# Suggestions for budget 5.1 + Zone 2 w/ Speakers



## Otto (May 18, 2006)

Hi there, 

My good buddy is doing a cabin, and wants relatively a relatively flexible system. I'm looking for a receiver that can do 5.1 with an additional two channels assigned to a "Zone 2". Also, 5.1 speakers and 2 outdoor speakers for about $2k.

Whaddya say?


----------



## Eddie Horton (Nov 8, 2006)

For a receiver, you can sometimes find a model that has Speaker A and B selections for less than one with a dedicated Zone 2, like the Panasonic digital models or the Onkyo 504. I have some HTD outdoor speakers that I have been very happy with and would recommend to anyone. They sound good and the price is very attractive. For speakers and subs, check out HTD, Axiom, Ascend, or Onix for starters.
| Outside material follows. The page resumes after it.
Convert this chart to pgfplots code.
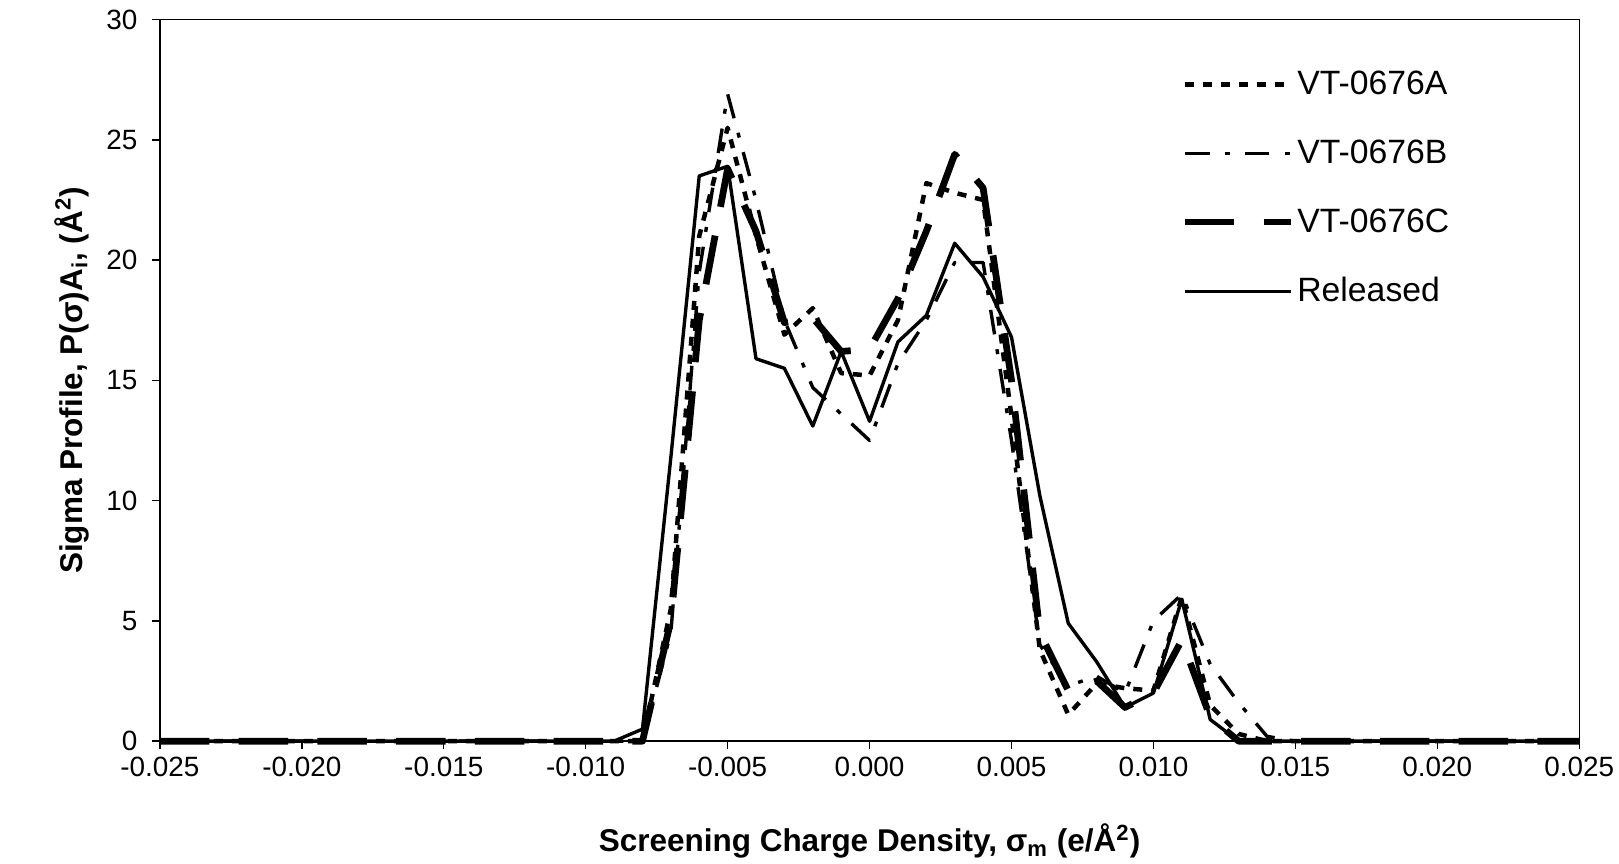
\documentclass[border=0pt]{standalone}
\usepackage{fontspec}
\setmainfont{Liberation Sans}
\usepackage{pgfplots}
\pgfplotsset{compat=1.18}
\begin{document}
\begin{tikzpicture}
\begin{axis}[
  at={(0,0)}, anchor=south west,
  scale only axis, width=631pt, height=320.8pt,
  xmin=-0.025, xmax=0.025, ymin=0, ymax=30,
  xtick={-0.025,-0.020,-0.015,-0.010,-0.005,0,0.005,0.010,0.015,0.020,0.025},
  xticklabels={-0.025,-0.020,-0.015,-0.010,-0.005,0.000,0.005,0.010,0.015,0.020,0.025},
  ytick={0,5,10,15,20,25,30},
  yticklabels={0,5,10,15,20,25,30},
  scaled x ticks=false,
  tick align=outside, major tick length=3.5pt,
  xtick pos=bottom, ytick pos=left,
  tick style={black, line width=0.6pt},
  axis line style={line width=0.6pt},
  tick label style={font=\fontsize{12.4}{14}\selectfont},
  yticklabel style={xshift=-3pt},
  xticklabel style={yshift=0pt},
  xlabel={\textbf{Screening Charge Density, σ\textsubscript{m} (e/Å\textsuperscript{2})}},
  ylabel={\textbf{Sigma Profile, P(σ)A\textsubscript{i}, (Å\textsuperscript{2})}},
  xlabel style={font=\fontsize{14}{16}\selectfont, at={(axis description cs:0.5,-0.139)}, anchor=center},
  ylabel style={font=\fontsize{14}{16}\selectfont, at={(axis description cs:-0.062,0.5)}, anchor=center, rotate=0},
  clip=false,
  legend cell align=left,
  legend style={at={(0.7195,0.934)}, anchor=north west, draw=none, fill=none,
    font=\fontsize{15}{18}\selectfont, row sep=15.6pt, inner sep=0pt,
    nodes={inner sep=1.5pt}},
  legend image code/.code={\draw[#1] (0pt,0pt) -- (47pt,0pt);},
  every axis plot/.append style={black, line join=round},
]
\addplot[line width=2pt, dash pattern=on 4pt off 4pt] coordinates {
(-0.025,0)(-0.008,0)(-0.007,5.5)(-0.006,21.0)(-0.005,25.5)(-0.004,21.0)(-0.003,16.9)(-0.002,18.0)(-0.001,15.3)(0,15.2)(0.001,17.5)(0.002,23.2)(0.003,22.8)(0.004,22.5)(0.005,13.5)(0.006,3.8)(0.007,1.1)(0.008,2.4)(0.009,2.2)(0.010,2.1)(0.011,6.0)(0.012,1.5)(0.013,0.3)(0.014,0)(0.025,0)};
\addlegendentry{VT-0676A}
\addplot[line width=1.5pt, dash pattern=on 11pt off 6.7pt on 2.2pt off 6.7pt] coordinates {
(-0.025,0)(-0.008,0)(-0.007,4.5)(-0.006,19.5)(-0.005,26.9)(-0.004,22.5)(-0.003,17.5)(-0.002,14.7)(-0.001,13.6)(0,12.5)(0.001,15.7)(0.002,17.5)(0.003,19.9)(0.004,19.9)(0.005,12.5)(0.006,4.0)(0.007,2.3)(0.008,2.7)(0.009,2.0)(0.010,5.0)(0.011,6.1)(0.012,3.2)(0.013,1.6)(0.014,0.2)(0.015,0)(0.025,0)};
\addlegendentry{VT-0676B}
\addplot[line width=3pt, dash pattern=on 22pt off 13pt] coordinates {
(-0.025,0)(-0.008,0)(-0.007,5.0)(-0.006,17.5)(-0.005,23.8)(-0.004,21.2)(-0.003,17.4)(-0.002,17.6)(-0.001,16.2)(0,16.3)(0.001,18.4)(0.002,21.2)(0.003,24.4)(0.004,23.0)(0.005,15.0)(0.006,4.5)(0.007,2.1)(0.008,2.5)(0.009,1.4)(0.010,2.0)(0.011,4.2)(0.012,1.0)(0.013,0)(0.025,0)};
\addlegendentry{VT-0676C}
\addplot[line width=1.5pt] coordinates {
(-0.025,0)(-0.009,0)(-0.008,0.5)(-0.007,11.8)(-0.006,23.5)(-0.005,23.9)(-0.004,15.9)(-0.003,15.5)(-0.002,13.1)(-0.001,16.2)(0,13.3)(0.001,16.6)(0.002,17.7)(0.003,20.7)(0.004,19.3)(0.005,16.8)(0.006,10.2)(0.007,4.9)(0.008,3.3)(0.009,1.4)(0.010,2.0)(0.011,5.9)(0.012,0.9)(0.013,0)(0.025,0)};
\addlegendentry{Released}
\end{axis}
\pgfresetboundingbox
\useasboundingbox (-71.1pt,-54.2pt) rectangle (648.7pt,329.5pt);
\end{tikzpicture}
\end{document}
A nice "vacation" system for 2k is very doable.


----------



## brandonnash (Sep 11, 2006)

I believe, but I may be wrong, that a lot if not most 7.1 receivers can be configured this way. I know there are several Denons that do this.


----------



## Otto (May 18, 2006)

Yeah, looks like the HK 635 can do ( 7.1 ) OR ( 5.1 AND Zone 2 )...


----------